### CHALLENGE:
For this exercise, output only the lines between the "What seaborn and" line and the "import seaborn as sns" line, both of them included, and skip all pictures.

┄┄┄┄┄┄

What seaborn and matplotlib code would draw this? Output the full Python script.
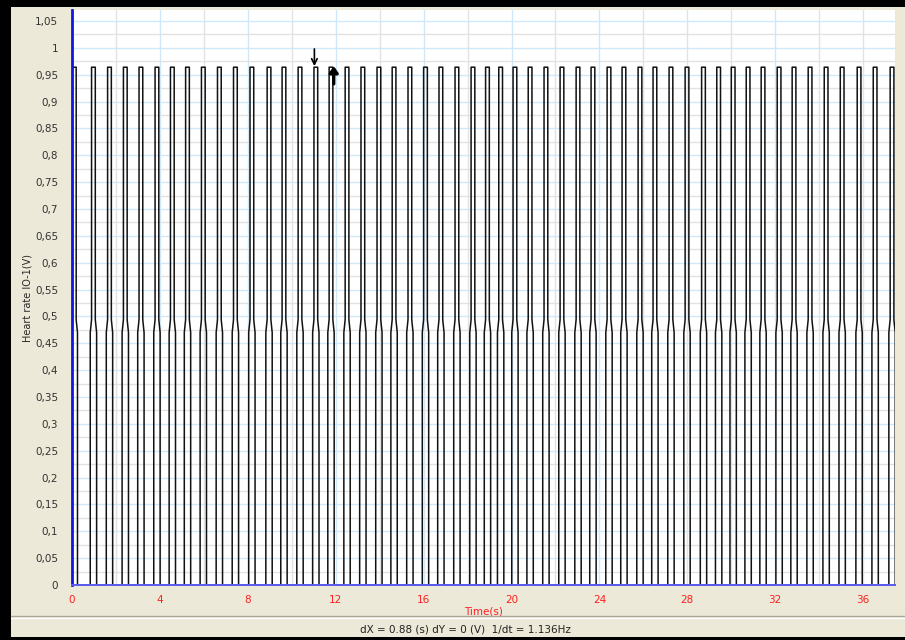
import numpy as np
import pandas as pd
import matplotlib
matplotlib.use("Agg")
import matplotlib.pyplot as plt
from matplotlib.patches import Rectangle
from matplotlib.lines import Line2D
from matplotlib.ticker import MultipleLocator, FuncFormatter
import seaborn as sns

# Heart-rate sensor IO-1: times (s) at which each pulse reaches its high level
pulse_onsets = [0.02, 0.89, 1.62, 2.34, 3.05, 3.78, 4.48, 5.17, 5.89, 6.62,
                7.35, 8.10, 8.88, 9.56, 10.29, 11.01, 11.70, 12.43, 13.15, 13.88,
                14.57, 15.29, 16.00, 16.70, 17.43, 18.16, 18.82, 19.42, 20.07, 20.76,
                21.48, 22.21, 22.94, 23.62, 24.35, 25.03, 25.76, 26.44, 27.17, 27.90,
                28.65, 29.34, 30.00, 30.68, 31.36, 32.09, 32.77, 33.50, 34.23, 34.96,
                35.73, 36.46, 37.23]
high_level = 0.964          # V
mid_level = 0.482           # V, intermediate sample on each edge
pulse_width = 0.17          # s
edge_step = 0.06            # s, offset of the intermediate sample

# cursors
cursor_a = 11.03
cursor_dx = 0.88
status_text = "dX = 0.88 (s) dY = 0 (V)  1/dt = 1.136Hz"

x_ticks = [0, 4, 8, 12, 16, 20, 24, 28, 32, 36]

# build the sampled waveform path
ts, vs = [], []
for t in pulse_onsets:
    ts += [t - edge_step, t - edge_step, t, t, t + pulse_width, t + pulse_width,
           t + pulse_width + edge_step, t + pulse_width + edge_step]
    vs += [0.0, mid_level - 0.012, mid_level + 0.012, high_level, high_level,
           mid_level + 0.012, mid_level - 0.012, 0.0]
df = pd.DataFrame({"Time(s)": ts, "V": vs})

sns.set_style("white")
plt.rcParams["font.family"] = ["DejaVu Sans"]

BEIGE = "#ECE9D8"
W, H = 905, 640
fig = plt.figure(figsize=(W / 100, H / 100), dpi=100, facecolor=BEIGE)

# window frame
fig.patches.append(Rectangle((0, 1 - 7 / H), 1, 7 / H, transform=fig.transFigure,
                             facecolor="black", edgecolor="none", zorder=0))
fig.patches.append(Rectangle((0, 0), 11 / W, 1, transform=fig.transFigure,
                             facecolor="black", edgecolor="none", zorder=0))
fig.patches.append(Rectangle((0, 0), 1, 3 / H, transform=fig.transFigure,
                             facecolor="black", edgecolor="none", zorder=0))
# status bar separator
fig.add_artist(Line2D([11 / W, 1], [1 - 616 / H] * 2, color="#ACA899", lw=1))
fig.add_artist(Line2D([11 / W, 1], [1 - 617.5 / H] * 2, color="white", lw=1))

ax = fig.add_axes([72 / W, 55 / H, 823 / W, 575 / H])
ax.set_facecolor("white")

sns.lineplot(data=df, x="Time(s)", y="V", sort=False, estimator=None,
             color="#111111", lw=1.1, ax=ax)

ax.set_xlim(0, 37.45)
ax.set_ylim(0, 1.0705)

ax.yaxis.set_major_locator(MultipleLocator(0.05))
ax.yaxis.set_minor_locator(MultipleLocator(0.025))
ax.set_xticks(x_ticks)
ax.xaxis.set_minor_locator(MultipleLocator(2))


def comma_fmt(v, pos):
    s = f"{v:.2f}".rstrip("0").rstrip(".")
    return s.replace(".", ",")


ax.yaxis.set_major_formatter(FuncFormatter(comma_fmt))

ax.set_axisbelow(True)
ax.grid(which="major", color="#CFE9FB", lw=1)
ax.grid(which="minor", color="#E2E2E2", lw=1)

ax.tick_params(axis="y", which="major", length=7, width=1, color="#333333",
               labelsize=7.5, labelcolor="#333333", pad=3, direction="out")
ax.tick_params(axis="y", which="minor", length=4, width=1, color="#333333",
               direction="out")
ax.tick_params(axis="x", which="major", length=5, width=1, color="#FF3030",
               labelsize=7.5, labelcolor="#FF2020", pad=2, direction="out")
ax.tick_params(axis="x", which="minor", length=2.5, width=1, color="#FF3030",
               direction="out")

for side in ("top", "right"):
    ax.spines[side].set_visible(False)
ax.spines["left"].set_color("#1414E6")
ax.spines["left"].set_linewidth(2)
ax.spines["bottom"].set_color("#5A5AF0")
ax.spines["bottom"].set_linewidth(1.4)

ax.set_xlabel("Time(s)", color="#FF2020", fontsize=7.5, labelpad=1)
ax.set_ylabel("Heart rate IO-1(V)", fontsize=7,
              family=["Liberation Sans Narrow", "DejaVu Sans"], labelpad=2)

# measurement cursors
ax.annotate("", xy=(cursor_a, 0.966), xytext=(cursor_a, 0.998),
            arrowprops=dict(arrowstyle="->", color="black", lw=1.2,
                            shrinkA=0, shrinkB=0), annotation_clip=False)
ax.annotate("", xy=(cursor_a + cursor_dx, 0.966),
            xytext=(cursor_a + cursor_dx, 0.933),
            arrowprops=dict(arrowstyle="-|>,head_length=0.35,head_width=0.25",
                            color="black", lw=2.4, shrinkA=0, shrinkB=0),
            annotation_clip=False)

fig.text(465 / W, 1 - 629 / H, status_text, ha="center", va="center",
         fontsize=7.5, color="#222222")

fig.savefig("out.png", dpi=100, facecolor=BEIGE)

┄┄┄┄┄┄

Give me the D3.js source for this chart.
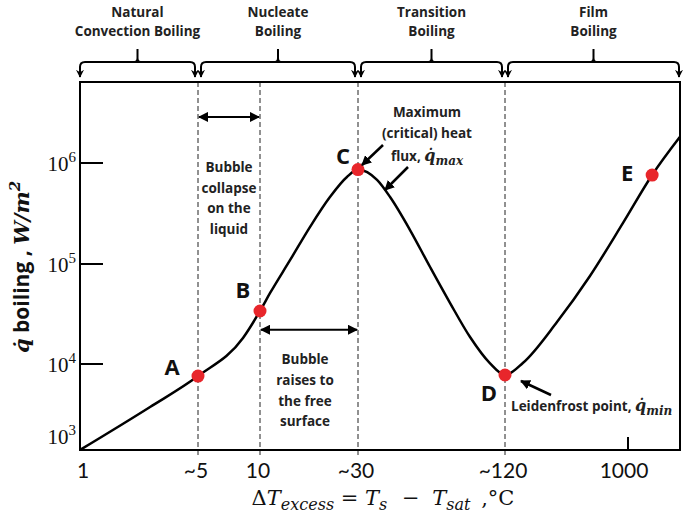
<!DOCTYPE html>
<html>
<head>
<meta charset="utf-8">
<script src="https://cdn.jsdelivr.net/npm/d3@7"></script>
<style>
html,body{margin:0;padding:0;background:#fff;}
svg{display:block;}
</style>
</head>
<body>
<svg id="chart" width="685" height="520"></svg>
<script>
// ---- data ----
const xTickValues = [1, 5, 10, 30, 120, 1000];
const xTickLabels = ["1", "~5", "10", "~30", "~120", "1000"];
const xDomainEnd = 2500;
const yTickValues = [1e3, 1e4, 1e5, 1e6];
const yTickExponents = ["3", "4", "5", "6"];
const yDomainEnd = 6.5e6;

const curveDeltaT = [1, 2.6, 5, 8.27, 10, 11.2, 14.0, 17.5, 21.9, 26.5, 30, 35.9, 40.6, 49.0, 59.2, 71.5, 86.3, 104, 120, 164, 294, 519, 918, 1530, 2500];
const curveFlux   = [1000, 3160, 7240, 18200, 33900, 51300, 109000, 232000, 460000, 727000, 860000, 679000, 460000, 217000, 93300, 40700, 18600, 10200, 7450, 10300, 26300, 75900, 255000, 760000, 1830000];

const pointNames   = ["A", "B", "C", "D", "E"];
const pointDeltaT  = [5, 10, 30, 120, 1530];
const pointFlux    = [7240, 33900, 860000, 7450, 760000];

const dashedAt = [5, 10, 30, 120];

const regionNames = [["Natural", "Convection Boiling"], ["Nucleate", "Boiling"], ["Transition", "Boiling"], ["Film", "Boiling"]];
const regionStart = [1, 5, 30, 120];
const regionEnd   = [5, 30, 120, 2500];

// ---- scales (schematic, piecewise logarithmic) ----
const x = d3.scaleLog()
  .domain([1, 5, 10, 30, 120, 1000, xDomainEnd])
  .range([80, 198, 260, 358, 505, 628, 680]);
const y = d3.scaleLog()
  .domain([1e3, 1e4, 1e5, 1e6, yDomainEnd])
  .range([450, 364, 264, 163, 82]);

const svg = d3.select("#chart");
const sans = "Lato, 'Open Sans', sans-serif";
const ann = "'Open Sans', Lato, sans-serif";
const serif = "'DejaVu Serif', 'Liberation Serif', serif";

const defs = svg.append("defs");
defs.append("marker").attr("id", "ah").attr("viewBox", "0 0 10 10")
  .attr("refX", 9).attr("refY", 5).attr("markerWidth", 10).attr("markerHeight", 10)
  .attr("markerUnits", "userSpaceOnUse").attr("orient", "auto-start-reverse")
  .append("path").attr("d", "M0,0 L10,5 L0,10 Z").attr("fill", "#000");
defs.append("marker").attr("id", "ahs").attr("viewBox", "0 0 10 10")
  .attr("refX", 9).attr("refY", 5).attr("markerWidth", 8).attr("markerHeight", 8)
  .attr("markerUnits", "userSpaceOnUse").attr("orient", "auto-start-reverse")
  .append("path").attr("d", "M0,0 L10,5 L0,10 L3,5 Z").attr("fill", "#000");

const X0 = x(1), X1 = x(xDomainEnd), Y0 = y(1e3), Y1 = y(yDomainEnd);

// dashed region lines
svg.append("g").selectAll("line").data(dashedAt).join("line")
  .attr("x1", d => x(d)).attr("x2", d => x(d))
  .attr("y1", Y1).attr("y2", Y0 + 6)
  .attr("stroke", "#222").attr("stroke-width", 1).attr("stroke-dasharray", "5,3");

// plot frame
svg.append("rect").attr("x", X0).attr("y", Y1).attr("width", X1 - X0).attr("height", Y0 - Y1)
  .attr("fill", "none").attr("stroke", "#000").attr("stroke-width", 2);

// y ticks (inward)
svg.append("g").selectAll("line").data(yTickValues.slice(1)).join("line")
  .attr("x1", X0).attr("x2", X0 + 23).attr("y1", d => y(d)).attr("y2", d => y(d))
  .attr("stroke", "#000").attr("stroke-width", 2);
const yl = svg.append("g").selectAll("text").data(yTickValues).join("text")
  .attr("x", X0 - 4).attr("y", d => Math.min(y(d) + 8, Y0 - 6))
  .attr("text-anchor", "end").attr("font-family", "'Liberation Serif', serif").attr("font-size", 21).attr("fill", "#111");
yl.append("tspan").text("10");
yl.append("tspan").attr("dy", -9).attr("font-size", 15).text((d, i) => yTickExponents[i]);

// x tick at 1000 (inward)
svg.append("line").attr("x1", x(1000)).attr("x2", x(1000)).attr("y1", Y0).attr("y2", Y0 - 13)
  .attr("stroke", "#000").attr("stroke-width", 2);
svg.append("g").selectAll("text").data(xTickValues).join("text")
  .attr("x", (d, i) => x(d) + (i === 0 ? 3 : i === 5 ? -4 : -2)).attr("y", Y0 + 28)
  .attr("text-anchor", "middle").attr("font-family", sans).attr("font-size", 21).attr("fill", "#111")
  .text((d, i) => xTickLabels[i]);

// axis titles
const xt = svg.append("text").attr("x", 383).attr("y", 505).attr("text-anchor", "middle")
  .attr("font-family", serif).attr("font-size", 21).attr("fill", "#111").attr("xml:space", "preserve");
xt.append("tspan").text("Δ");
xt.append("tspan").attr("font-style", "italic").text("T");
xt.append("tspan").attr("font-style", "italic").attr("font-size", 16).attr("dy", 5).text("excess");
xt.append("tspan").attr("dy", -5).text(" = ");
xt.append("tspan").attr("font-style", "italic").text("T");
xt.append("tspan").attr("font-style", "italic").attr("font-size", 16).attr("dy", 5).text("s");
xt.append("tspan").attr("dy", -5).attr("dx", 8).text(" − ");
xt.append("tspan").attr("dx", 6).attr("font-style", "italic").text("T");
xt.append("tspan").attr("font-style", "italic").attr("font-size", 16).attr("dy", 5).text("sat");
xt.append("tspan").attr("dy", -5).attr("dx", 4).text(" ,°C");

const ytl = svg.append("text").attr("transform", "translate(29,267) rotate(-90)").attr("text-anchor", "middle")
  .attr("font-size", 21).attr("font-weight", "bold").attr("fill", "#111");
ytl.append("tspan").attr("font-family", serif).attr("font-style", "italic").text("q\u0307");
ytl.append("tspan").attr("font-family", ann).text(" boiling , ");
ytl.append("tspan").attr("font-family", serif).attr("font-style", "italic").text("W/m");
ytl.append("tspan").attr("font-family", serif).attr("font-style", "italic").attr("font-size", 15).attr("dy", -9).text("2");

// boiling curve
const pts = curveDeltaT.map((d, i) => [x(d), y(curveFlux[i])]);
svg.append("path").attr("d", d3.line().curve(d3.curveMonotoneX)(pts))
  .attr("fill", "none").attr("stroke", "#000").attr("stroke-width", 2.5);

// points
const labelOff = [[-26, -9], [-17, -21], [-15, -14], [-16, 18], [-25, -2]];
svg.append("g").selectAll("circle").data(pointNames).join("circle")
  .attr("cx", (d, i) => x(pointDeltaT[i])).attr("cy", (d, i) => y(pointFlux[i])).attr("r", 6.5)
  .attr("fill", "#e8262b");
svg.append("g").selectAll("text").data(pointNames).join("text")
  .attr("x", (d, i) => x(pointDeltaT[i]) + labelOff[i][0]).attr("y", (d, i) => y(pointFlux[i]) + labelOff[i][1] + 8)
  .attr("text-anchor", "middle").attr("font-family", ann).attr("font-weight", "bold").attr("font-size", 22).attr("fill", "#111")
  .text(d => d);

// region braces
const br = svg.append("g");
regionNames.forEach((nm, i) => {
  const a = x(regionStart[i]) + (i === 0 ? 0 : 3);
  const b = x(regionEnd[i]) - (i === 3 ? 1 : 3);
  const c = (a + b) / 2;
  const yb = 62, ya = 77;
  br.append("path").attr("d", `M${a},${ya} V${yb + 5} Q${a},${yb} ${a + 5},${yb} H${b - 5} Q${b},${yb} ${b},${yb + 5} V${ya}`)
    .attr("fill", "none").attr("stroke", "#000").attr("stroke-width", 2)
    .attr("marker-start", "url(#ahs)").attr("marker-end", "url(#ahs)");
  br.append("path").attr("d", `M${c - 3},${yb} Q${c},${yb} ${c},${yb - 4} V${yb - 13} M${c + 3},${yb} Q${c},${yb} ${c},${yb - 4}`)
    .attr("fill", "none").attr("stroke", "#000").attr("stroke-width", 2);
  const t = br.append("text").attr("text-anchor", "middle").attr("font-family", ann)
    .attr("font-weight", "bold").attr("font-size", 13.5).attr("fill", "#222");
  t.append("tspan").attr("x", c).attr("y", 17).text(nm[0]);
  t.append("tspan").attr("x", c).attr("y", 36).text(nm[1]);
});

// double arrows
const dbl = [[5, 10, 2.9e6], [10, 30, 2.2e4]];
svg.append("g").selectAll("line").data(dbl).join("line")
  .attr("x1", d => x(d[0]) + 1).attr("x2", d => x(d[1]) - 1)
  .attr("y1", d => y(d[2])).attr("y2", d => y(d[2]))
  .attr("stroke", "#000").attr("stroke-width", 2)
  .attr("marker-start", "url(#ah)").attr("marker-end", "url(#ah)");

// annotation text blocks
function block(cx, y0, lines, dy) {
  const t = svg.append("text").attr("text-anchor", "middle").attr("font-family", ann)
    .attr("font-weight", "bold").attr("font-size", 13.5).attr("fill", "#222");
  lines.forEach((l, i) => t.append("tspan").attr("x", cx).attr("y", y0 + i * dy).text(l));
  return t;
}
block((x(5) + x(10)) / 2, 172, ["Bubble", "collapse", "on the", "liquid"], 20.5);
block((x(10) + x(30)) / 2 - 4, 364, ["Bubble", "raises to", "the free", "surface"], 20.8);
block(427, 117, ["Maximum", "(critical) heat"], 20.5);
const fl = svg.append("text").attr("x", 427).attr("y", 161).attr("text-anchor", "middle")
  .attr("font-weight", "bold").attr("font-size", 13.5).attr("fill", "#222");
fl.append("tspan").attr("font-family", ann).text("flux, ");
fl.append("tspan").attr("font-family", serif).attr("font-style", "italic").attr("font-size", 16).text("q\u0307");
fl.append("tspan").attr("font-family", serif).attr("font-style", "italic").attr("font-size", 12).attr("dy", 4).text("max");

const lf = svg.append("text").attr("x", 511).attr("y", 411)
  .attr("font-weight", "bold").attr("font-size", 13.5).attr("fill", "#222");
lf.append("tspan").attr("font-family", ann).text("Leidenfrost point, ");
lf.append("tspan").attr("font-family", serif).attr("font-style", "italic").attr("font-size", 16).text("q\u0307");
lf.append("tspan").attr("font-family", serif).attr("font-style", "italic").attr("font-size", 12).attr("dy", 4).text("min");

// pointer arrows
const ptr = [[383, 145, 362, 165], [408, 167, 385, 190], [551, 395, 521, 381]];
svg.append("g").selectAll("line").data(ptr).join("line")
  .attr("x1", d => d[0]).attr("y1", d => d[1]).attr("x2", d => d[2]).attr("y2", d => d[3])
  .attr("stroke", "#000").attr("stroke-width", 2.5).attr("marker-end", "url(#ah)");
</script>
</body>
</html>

┄┄┄┄┄┄

### FINISHED ANSWER:
What seaborn and matplotlib code would draw this? Output the full Python script.
import numpy as np
import pandas as pd
import matplotlib
matplotlib.use("Agg")
import matplotlib.pyplot as plt
from matplotlib.patches import Rectangle
from matplotlib.lines import Line2D
from matplotlib.ticker import MultipleLocator, FuncFormatter
import seaborn as sns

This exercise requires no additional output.